TWO OTHER UNUSUAL INCIDENTS

In addition to the rudder incidents documented by American Airlines pilots prior to the 2001 crash of AA587, last year two Qantas Airlines Airbus 330s experienced uncommanded pitches nose-downward.Nine months before that, in January 2008, an Air Canada Airbus 319 also "experienced a sudden upset when it rolled uncommanded 36 degrees right and then 57 degrees left and pitched nose-down," according to a report on file at the NTSB.

As a result, some pilots and analysts would like to see a more thorough investigation of whether a potential computer glitch may have played a part in the dramatic rudder movement during the AA587 crash. They believe that could hold a key to help understand whether a similar "uncommanded" movement could have played a part in the Air France plane suddenly breaking apart and losing its vertical stabilizer mid-air during a routine flight.

"Airbus has every single incentive to do whatever it takes to find out what could have gone wrong to be sure that information gets in the right hands to prevent further accidents," says Kevin Mitchell, chairman of The Business Travel Coalition in Radnor, Pa. "On the other side of the issue, if they have fundamental structural or design flaws and billions of dollars invested, then it doesn't get any worse in terms of strategic prospects. So organizations like the NTSB and the Federal Aviation Administration must be on the alert for potential conflicts of interests."

Airbus has not returned calls asking for comment on this story. But in a conversation earlier this week, an Airbus spokesman speaking on background cautioned against continued speculation about the cause of the accident.

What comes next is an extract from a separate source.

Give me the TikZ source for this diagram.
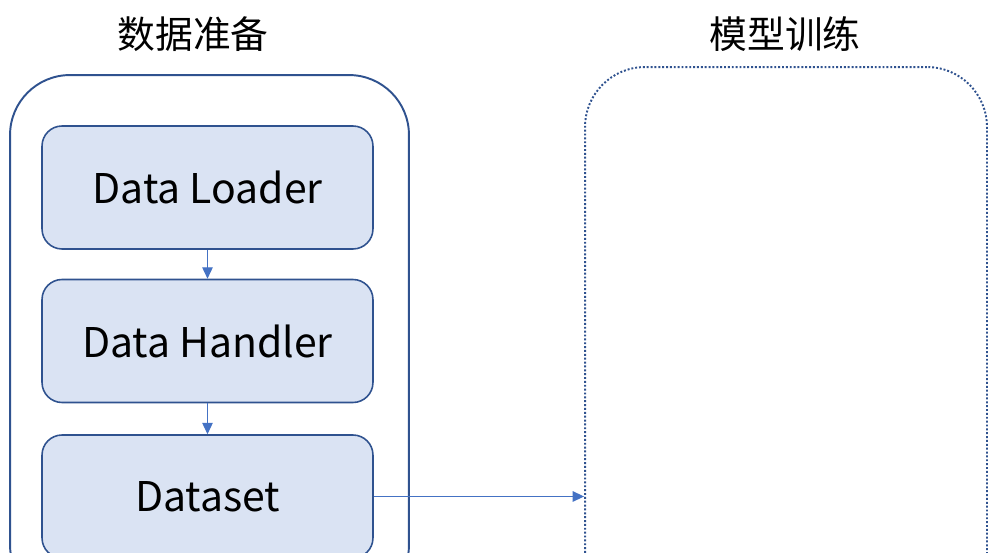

"All we know at the moment is that, yes, there's a piece of the rudder that's been found and that we know that there were some maintenance messages sent from the aircraft, and one said there was inconsistency with air speed measurements. That's all we know, and it's not enough to build a picture of what happened to the aircraft, which is why it's so important to find the missing black boxes," he said.